• _What you should do_: In the entries below, identify every line with the string "standalone" and copy it.

++++++++

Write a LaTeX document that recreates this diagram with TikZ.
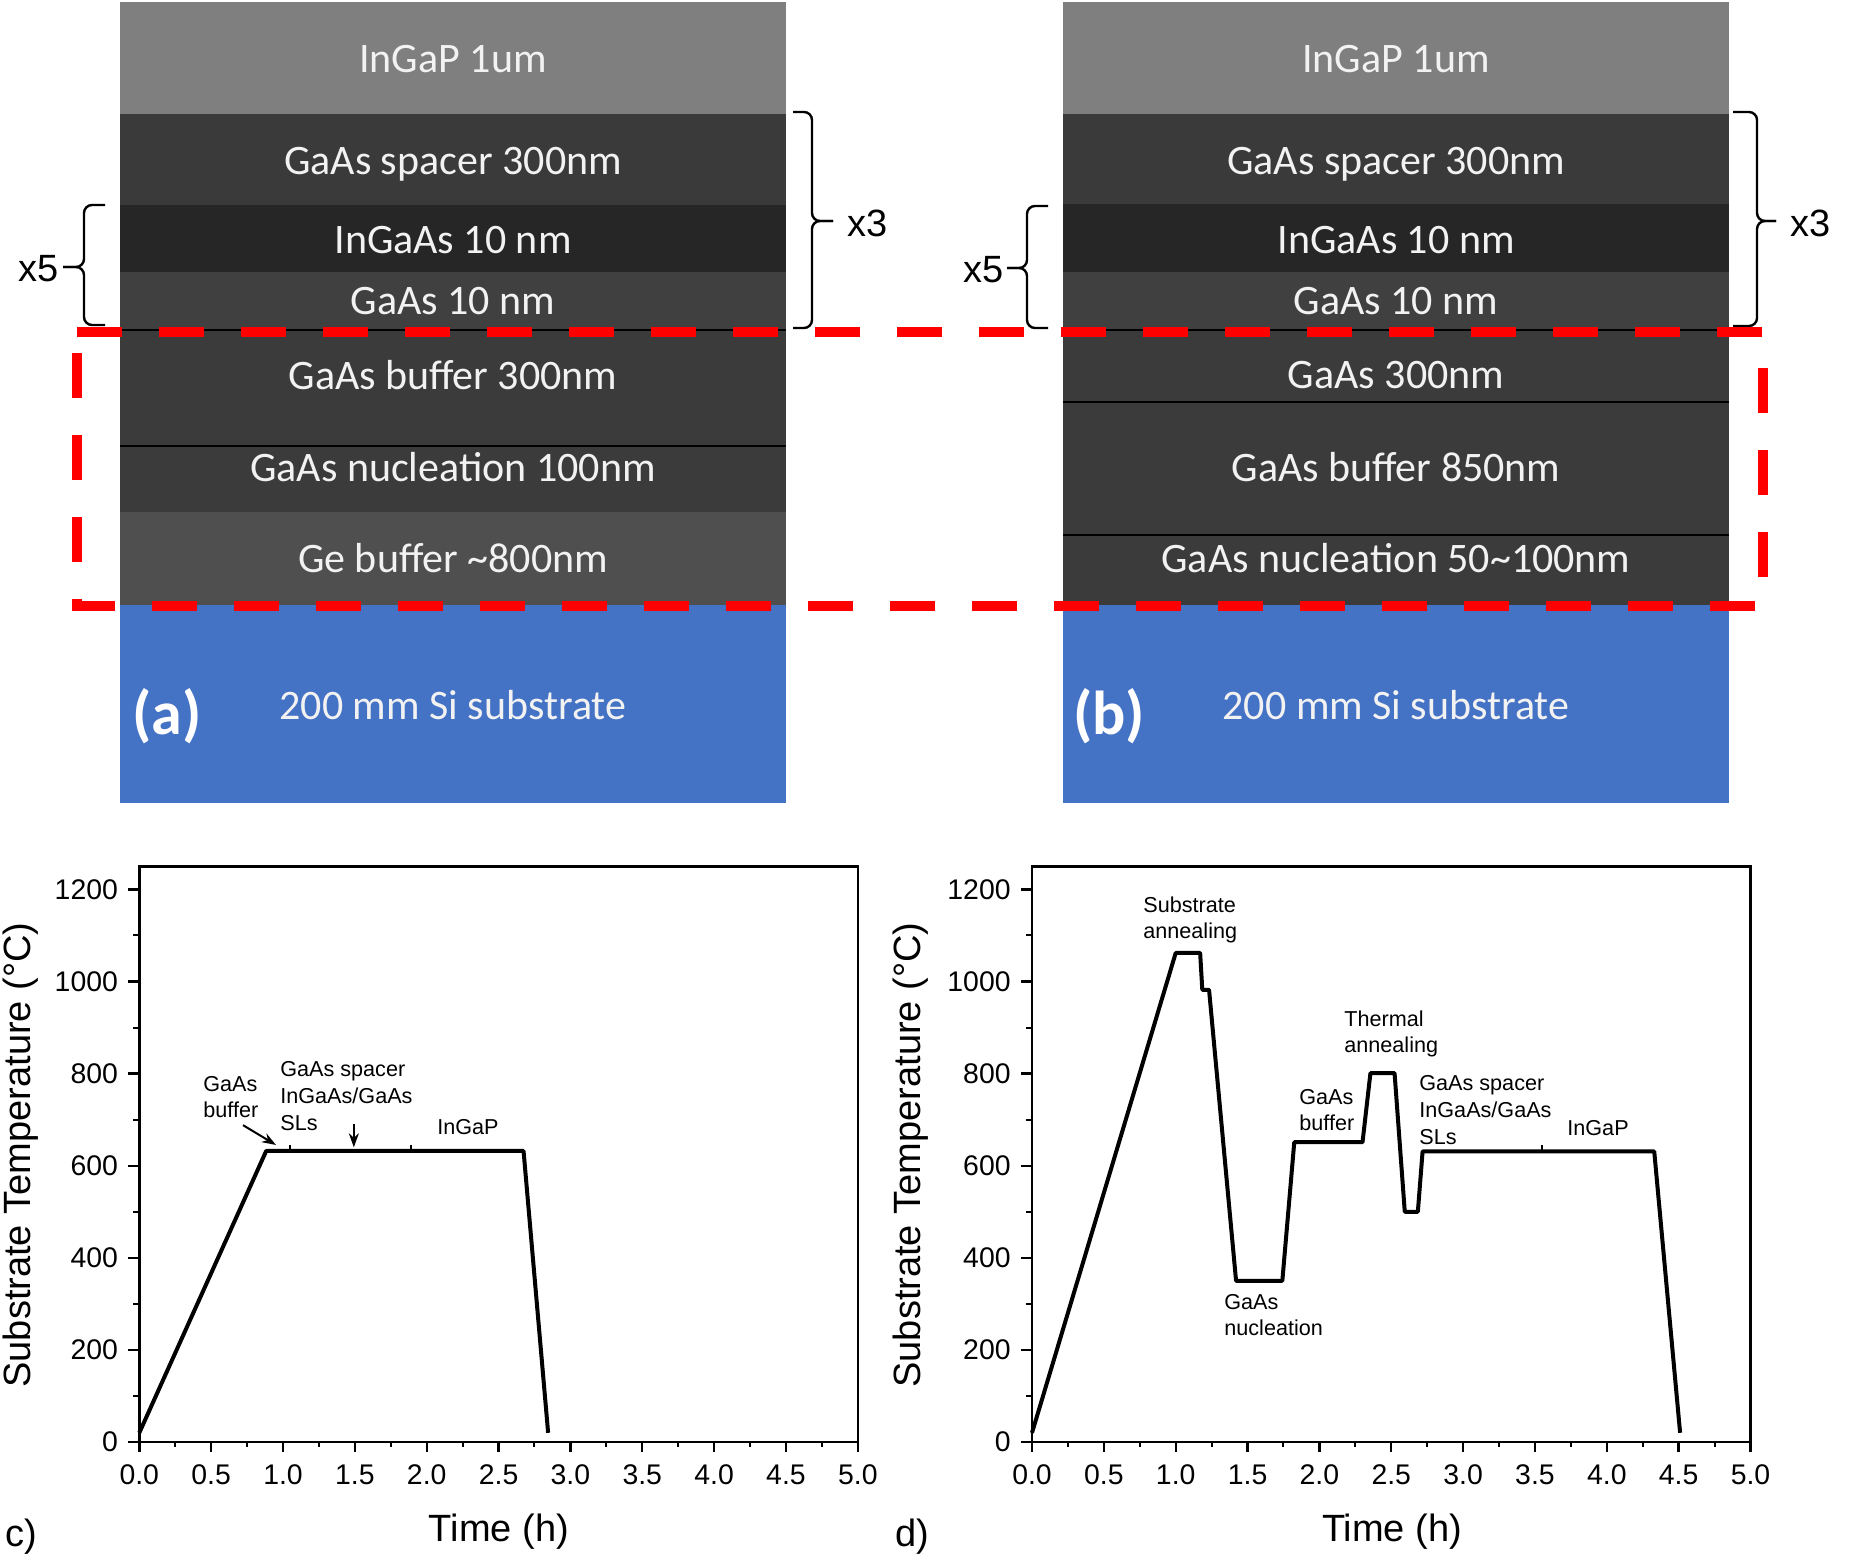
\documentclass[tikz,border=0pt]{standalone}
\usepackage{fontspec}
\setmainfont{Liberation Sans}
\newfontfamily\calibri{Carlito}
\usetikzlibrary{arrows.meta}

\definecolor{ingap}{RGB}{127,127,127}
\definecolor{spacer}{RGB}{58,58,58}
\definecolor{ingaas}{RGB}{38,38,38}
\definecolor{gaasthin}{RGB}{64,64,64}
\definecolor{buffer}{RGB}{59,59,59}
\definecolor{gebuf}{RGB}{79,79,79}
\definecolor{sisub}{RGB}{68,114,196}
\definecolor{dashred}{RGB}{255,0,0}
\definecolor{layerwhite}{RGB}{242,242,242}

\tikzset{
  layertext/.style={text=layerwhite, font=\calibri\fontsize{21}{24}\selectfont},
  panellabel/.style={text=white, font=\calibri\bfseries\fontsize{31}{34}\selectfont},
  repeatlabel/.style={font=\fontsize{19}{22}\selectfont, inner sep=0pt},
  stackbrace/.style={line width=1.2pt, rounded corners=4pt},
  ticklabel/.style={font=\fontsize{14.2}{17}\selectfont, inner sep=0pt},
  axistitle/.style={font=\fontsize{19}{22}\selectfont},
  annot/.style={font=\fontsize{10.8}{13.35}\selectfont, align=left, anchor=west, inner sep=0pt},
  profile/.style={line width=2pt, line join=round},
}

\begin{document}
\begin{tikzpicture}[x=0.5pt, y=-0.5pt]
        \useasboundingbox (0,0) rectangle (1850,1561);

        % stack (a)
        \fill[ingap] (120,2) rectangle (786,114);
        \fill[spacer] (120,114) rectangle (786,205);
        \fill[ingaas] (120,205) rectangle (786,272);
        \fill[gaasthin] (120,272) rectangle (786,330);
        \fill[buffer] (120,330) rectangle (786,512);
        \fill[gebuf] (120,512) rectangle (786,605);
        \fill[sisub] (120,605) rectangle (786,803);
        \draw[black, line width=1pt] (120,330) -- (786,330);
        \draw[black, line width=1pt] (120,446) -- (786,446);

        \node[layertext] (ingapA) at (453,59) {InGaP 1um};
        \node[layertext] (spacerA) at (453,164) {GaAs spacer 300nm};
        \node[layertext] (ingaasA) at (453,240) {InGaAs 10 nm};
        \node[layertext] (gaasA) at (453,301) {GaAs 10 nm};
        \node[layertext] (bufferA) at (453,375) {GaAs buffer 300nm};
        \node[layertext] (nuclA) at (453,467) {GaAs nucleation 100nm};
        \node[layertext] (geA) at (453,558) {Ge buffer \textasciitilde800nm};
        \node[layertext] (siA) at (453,705) {200 mm Si substrate};
        \node[panellabel] (labelA) at (167,716) {(a)};

        % stack (b)
        \fill[ingap] (1063,2) rectangle (1729,114);
        \fill[spacer] (1063,114) rectangle (1729,204);
        \fill[ingaas] (1063,204) rectangle (1729,272);
        \fill[gaasthin] (1063,272) rectangle (1729,330);
        \fill[buffer] (1063,330) rectangle (1729,605);
        \fill[sisub] (1063,605) rectangle (1729,803);
        \draw[black, line width=1pt] (1063,330) -- (1729,330);
        \draw[black, line width=1pt] (1063,402) -- (1729,402);
        \draw[black, line width=1pt] (1063,535) -- (1729,535);

        \node[layertext] (ingapB) at (1396,59) {InGaP 1um};
        \node[layertext] (spacerB) at (1396,164) {GaAs spacer 300nm};
        \node[layertext] (ingaasB) at (1396,240) {InGaAs 10 nm};
        \node[layertext] (gaasB) at (1396,301) {GaAs 10 nm};
        \node[layertext] (gaasthickB) at (1396,375) {GaAs 300nm};
        \node[layertext] (bufferB) at (1396,467) {GaAs buffer 850nm};
        \node[layertext] (nuclB) at (1396,558) {GaAs nucleation 50\textasciitilde100nm};
        \node[layertext] (siB) at (1396,705) {200 mm Si substrate};
        \node[panellabel] (labelB) at (1109,716) {(b)};

        % repeat braces
        \draw[stackbrace] (105,205) -- (84,205) -- (84,267) -- (63,267);
        \draw[stackbrace] (105,325) -- (84,325) -- (84,267) -- (63,267);
        \node[repeatlabel] (xfiveA) at (39,269) {x5};
        \draw[stackbrace] (793,112) -- (812,112) -- (812,221) -- (833,221);
        \draw[stackbrace] (793,328) -- (812,328) -- (812,221) -- (833,221);
        \node[repeatlabel] (xthreeA) at (868,223) {x3};
        \draw[stackbrace] (1048,206) -- (1027,206) -- (1027,268) -- (1007,268);
        \draw[stackbrace] (1048,328) -- (1027,328) -- (1027,268) -- (1007,268);
        \node[repeatlabel] (xfiveB) at (984,270) {x5};
        \draw[stackbrace] (1733,112) -- (1757,112) -- (1757,221) -- (1776,221);
        \draw[stackbrace] (1733,326) -- (1757,326) -- (1757,221) -- (1776,221);
        \node[repeatlabel] (xthreeB) at (1811,223) {x3};

        \draw[dashred, line width=5pt, dash pattern=on 22.5pt off 18.5pt]
            (77,332) -- (1763,332) -- (1763,606) -- (77,606) -- cycle;

        % plot c)
        \begin{scope}[xshift=69.65pt, yshift=-721pt, x=71.85pt, y=0.23025pt]
            \draw[line width=1.2pt] (0,0) rectangle (5,1250);
            \foreach \T in {0,200,...,1200} {
                \draw[line width=1.2pt] (0,\T) -- ++(-5.5pt,0);
                \node[ticklabel, anchor=east, xshift=-10.5pt] (cy\T) at (0,\T) {\T};
            }
            \foreach \T in {100,300,...,1100}
                \draw[line width=1pt] (0,\T) -- ++(-3pt,0);
            \foreach \t/\lab [count=\i] in {0/0.0,0.5/0.5,1/1.0,1.5/1.5,2/2.0,2.5/2.5,3/3.0,3.5/3.5,4/4.0,4.5/4.5,5/5.0} {
                \draw[line width=1.2pt] (\t,0) -- ++(0,-5pt);
                \node[ticklabel, yshift=-16.5pt] (cx\i) at (\t,0) {\lab};
            }
            \foreach \t in {0.25,0.75,...,4.75}
                \draw[line width=1pt] (\t,0) -- ++(0,-2.5pt);

            \draw[profile] (0,20) -- (0.883,632) -- (2.674,632) -- (2.845,20);
            \draw[line width=1pt] (1.05,632) -- ++(0,3pt);
            \draw[line width=1pt] (1.89,632) -- ++(0,3pt);

            \coordinate (cbufstart) at (0.722,688);
            \coordinate (cbufend) at (0.951,645);
            \coordinate (cslstart) at (1.493,690);
            \coordinate (cslend) at (1.493,640);
            \draw[line width=1pt, -{Stealth[length=7pt, width=5pt]}] (cbufstart) -- (cbufend);
            \draw[line width=1pt, -{Stealth[length=7pt, width=5pt]}] (cslstart) -- (cslend);
        \end{scope}

        \node[annot] (cbuffer) at (203,1097) {GaAs\\buffer};
        \node[annot] (cspacer) at (280,1096) {GaAs spacer\\InGaAs/GaAs\\SLs};
        \node[annot] (cingap) at (437,1127) {InGaP};
        \node[axistitle, rotate=90] (cytitle) at (21,1155) {Substrate Temperature (°C)};
        \node[axistitle] (cxtitle) at (499,1532) {Time (h)};
        \node[axistitle] (cpanel) at (21,1537) {c)};

        % plot d)
        \begin{scope}[xshift=516pt, yshift=-721pt, x=71.85pt, y=0.23025pt]
            \draw[line width=1.2pt] (0,0) rectangle (5,1250);
            \foreach \T in {0,200,...,1200} {
                \draw[line width=1.2pt] (0,\T) -- ++(-5.5pt,0);
                \node[ticklabel, anchor=east, xshift=-10.5pt] (dy\T) at (0,\T) {\T};
            }
            \foreach \T in {100,300,...,1100}
                \draw[line width=1pt] (0,\T) -- ++(-3pt,0);
            \foreach \t/\lab [count=\i] in {0/0.0,0.5/0.5,1/1.0,1.5/1.5,2/2.0,2.5/2.5,3/3.0,3.5/3.5,4/4.0,4.5/4.5,5/5.0} {
                \draw[line width=1.2pt] (\t,0) -- ++(0,-5pt);
                \node[ticklabel, yshift=-16.5pt] (dx\i) at (\t,0) {\lab};
            }
            \foreach \t in {0.25,0.75,...,4.75}
                \draw[line width=1pt] (\t,0) -- ++(0,-2.5pt);

            \draw[profile] (0,20) -- (1.0,1062) -- (1.17,1062) -- (1.185,982) -- (1.232,982)
                -- (1.42,350) -- (1.742,350) -- (1.825,651) -- (2.30,651) -- (2.355,801)
                -- (2.523,801) -- (2.594,500) -- (2.685,500) -- (2.718,631) -- (4.33,631) -- (4.51,20);
            \draw[line width=1pt] (3.55,631) -- ++(0,3pt);
        \end{scope}

        \node[annot] (dsubstrate) at (1143,920) {Substrate\\annealing};
        \node[annot] (dthermal) at (1344,1034) {Thermal\\annealing};
        \node[annot] (dbuffer) at (1299,1110) {GaAs\\buffer};
        \node[annot] (dspacer) at (1419,1110) {GaAs spacer\\InGaAs/GaAs\\SLs};
        \node[annot] (dingap) at (1567,1128) {InGaP};
        \node[annot] (dnucl) at (1224,1315) {GaAs\\nucleation};
        \node[axistitle, rotate=90] (dytitle) at (911,1155) {Substrate Temperature (°C)};
        \node[axistitle] (dxtitle) at (1392,1532) {Time (h)};
        \node[axistitle] (dpanel) at (912,1537) {d)};
    \end{tikzpicture}
\end{document}
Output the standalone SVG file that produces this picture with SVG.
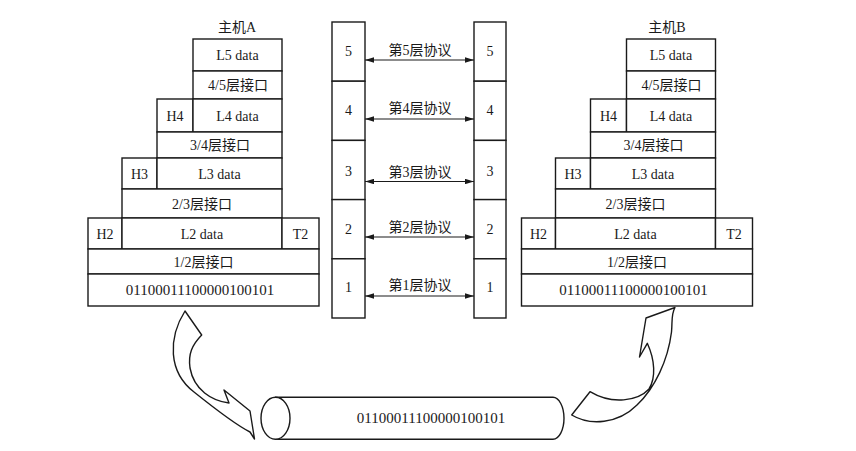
<svg xmlns="http://www.w3.org/2000/svg" width="856" height="451" viewBox="0 0 856 451">
<defs>
<style>
.box{fill:#fff;stroke:#1a1a1a;stroke-width:1.4}
.t{font-family:"Liberation Serif","Noto Sans CJK SC",serif;font-size:14px;text-anchor:middle;fill:#1a1a1a}
.bits{font-size:15px}
.ln{fill:none;stroke:#1a1a1a;stroke-width:1.2}
.blk{fill:#fff;stroke:#1a1a1a;stroke-width:1.4;stroke-linejoin:round}
</style>
<marker id="ah" viewBox="0 0 10 6" refX="10" refY="3" markerWidth="9" markerHeight="5.4" markerUnits="userSpaceOnUse" orient="auto-start-reverse">
<path d="M0,0 L10,3 L0,6 Z" fill="#1a1a1a"/>
</marker>
</defs>
<rect width="856" height="451" fill="#fff"/>

<g id="hostA">
<text class="t" x="237" y="32">主机A</text>
<g id="A-L5"><rect class="box" x="193" y="39" width="89" height="32"/><text class="t" x="237.5" y="60">L5 data</text></g>
<g id="A-if45"><rect class="box" x="193" y="71" width="89" height="28"/><text class="t" x="238" y="90">4/5层接口</text></g>
<g id="A-H4"><rect class="box" x="157" y="99" width="36" height="33"/><text class="t" x="175" y="120.5">H4</text></g>
<g id="A-L4"><rect class="box" x="193" y="99" width="89" height="33"/><text class="t" x="237.5" y="120.5">L4 data</text></g>
<g id="A-if34"><rect class="box" x="157" y="132" width="125" height="26"/><text class="t" x="220" y="150">3/4层接口</text></g>
<g id="A-H3"><rect class="box" x="122" y="158" width="35" height="31"/><text class="t" x="139.5" y="178.5">H3</text></g>
<g id="A-L3"><rect class="box" x="157" y="158" width="125" height="31"/><text class="t" x="219.5" y="178.5">L3 data</text></g>
<g id="A-if23"><rect class="box" x="122" y="189" width="160" height="29"/><text class="t" x="202" y="208.5">2/3层接口</text></g>
<g id="A-H2"><rect class="box" x="88" y="218" width="34" height="31"/><text class="t" x="105" y="238.5">H2</text></g>
<g id="A-L2"><rect class="box" x="122" y="218" width="160" height="31"/><text class="t" x="202" y="238.5">L2 data</text></g>
<g id="A-T2"><rect class="box" x="282" y="218" width="37" height="31"/><text class="t" x="300.5" y="238.5">T2</text></g>
<g id="A-if12"><rect class="box" x="88" y="249" width="231" height="25"/><text class="t" x="203.5" y="266.5">1/2层接口</text></g>
<g id="A-bits"><rect class="box" x="88" y="274" width="231" height="32"/><text class="t bits" x="200" y="295">01100011100000100101</text></g>
</g>

<g id="hostB">
<text class="t" x="667" y="32">主机B</text>
<g transform="translate(433.5,0)">
<g id="B-L5"><rect class="box" x="193" y="39" width="89" height="32"/><text class="t" x="237.5" y="60">L5 data</text></g>
<g id="B-if45"><rect class="box" x="193" y="71" width="89" height="28"/><text class="t" x="238" y="90">4/5层接口</text></g>
<g id="B-H4"><rect class="box" x="157" y="99" width="36" height="33"/><text class="t" x="175" y="120.5">H4</text></g>
<g id="B-L4"><rect class="box" x="193" y="99" width="89" height="33"/><text class="t" x="237.5" y="120.5">L4 data</text></g>
<g id="B-if34"><rect class="box" x="157" y="132" width="125" height="26"/><text class="t" x="220" y="150">3/4层接口</text></g>
<g id="B-H3"><rect class="box" x="122" y="158" width="35" height="31"/><text class="t" x="139.5" y="178.5">H3</text></g>
<g id="B-L3"><rect class="box" x="157" y="158" width="125" height="31"/><text class="t" x="219.5" y="178.5">L3 data</text></g>
<g id="B-if23"><rect class="box" x="122" y="189" width="160" height="29"/><text class="t" x="202" y="208.5">2/3层接口</text></g>
<g id="B-H2"><rect class="box" x="88" y="218" width="34" height="31"/><text class="t" x="105" y="238.5">H2</text></g>
<g id="B-L2"><rect class="box" x="122" y="218" width="160" height="31"/><text class="t" x="202" y="238.5">L2 data</text></g>
<g id="B-T2"><rect class="box" x="282" y="218" width="37" height="31"/><text class="t" x="300.5" y="238.5">T2</text></g>
<g id="B-if12"><rect class="box" x="88" y="249" width="231" height="25"/><text class="t" x="203.5" y="266.5">1/2层接口</text></g>
<g id="B-bits"><rect class="box" x="88" y="274" width="231" height="32"/><text class="t bits" x="200" y="295">01100011100000100101</text></g>
</g>
</g>

<g id="layersA">
<g id="LA5"><rect class="box" x="332" y="22" width="33" height="59.2"/><text class="t" x="348.5" y="56">5</text></g>
<g id="LA4"><rect class="box" x="332" y="81.2" width="33" height="59.2"/><text class="t" x="348.5" y="115">4</text></g>
<g id="LA3"><rect class="box" x="332" y="140.4" width="33" height="59.2"/><text class="t" x="348.5" y="176">3</text></g>
<g id="LA2"><rect class="box" x="332" y="199.6" width="33" height="59.2"/><text class="t" x="348.5" y="234">2</text></g>
<g id="LA1"><rect class="box" x="332" y="258.8" width="33" height="59.2"/><text class="t" x="348.5" y="292">1</text></g>
</g>
<g id="layersB">
<g id="LB5"><rect class="box" x="474" y="22" width="32" height="59.2"/><text class="t" x="490" y="56">5</text></g>
<g id="LB4"><rect class="box" x="474" y="81.2" width="32" height="59.2"/><text class="t" x="490" y="115">4</text></g>
<g id="LB3"><rect class="box" x="474" y="140.4" width="32" height="59.2"/><text class="t" x="490" y="176">3</text></g>
<g id="LB2"><rect class="box" x="474" y="199.6" width="32" height="59.2"/><text class="t" x="490" y="234">2</text></g>
<g id="LB1"><rect class="box" x="474" y="258.8" width="32" height="59.2"/><text class="t" x="490" y="292">1</text></g>
</g>

<g id="cable">
<path class="blk" d="M275.5,397.3 L553,397.3 A11,21 0 0 1 553,439.3 L275.5,439.3 Z"/>
<ellipse class="blk" cx="275.5" cy="418.3" rx="14.5" ry="21"/>
<text class="t bits" x="431" y="423">01100011100000100101</text>
</g>

<g id="connectors">
<line class="ln" x1="365" y1="60" x2="474" y2="60" marker-start="url(#ah)" marker-end="url(#ah)"/>
<line class="ln" x1="365" y1="119" x2="474" y2="119" marker-start="url(#ah)" marker-end="url(#ah)"/>
<line class="ln" x1="365" y1="181.5" x2="474" y2="181.5" marker-start="url(#ah)" marker-end="url(#ah)"/>
<line class="ln" x1="365" y1="237" x2="474" y2="237" marker-start="url(#ah)" marker-end="url(#ah)"/>
<line class="ln" x1="365" y1="296" x2="474" y2="296" marker-start="url(#ah)" marker-end="url(#ah)"/>
<text class="t" x="420" y="55">第5层协议</text>
<text class="t" x="420" y="113">第4层协议</text>
<text class="t" x="420" y="176.5">第3层协议</text>
<text class="t" x="420" y="232">第2层协议</text>
<text class="t" x="420" y="290">第1层协议</text>
<path id="sendArrow" class="blk" fill-opacity="0" d="M185,311 C168,338 168,372 194,392 C214,408 234,424 250,432 L254.5,439 L250,411 L224,390 L229,403 C212,401 194,390 190,368 C188,354 192,345 201.7,335 Z"/>
<path id="recvArrow" class="blk" fill-opacity="0" d="M675,307.5 L646,318 L639.5,357 L647.3,343.3 C655,360 656,378 649,389 C638,401 612,405 590,391.7 L571.7,415 C590,426 618,424 637,405 C655,388 668,360 671.5,332 C672.5,322 671,314 675,307.5 Z"/>
</g>
</svg>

++++++++

• _Finished task_:
\documentclass[tikz,border=0pt]{standalone}
Output the standalone SVG file that produces this picture with SVG.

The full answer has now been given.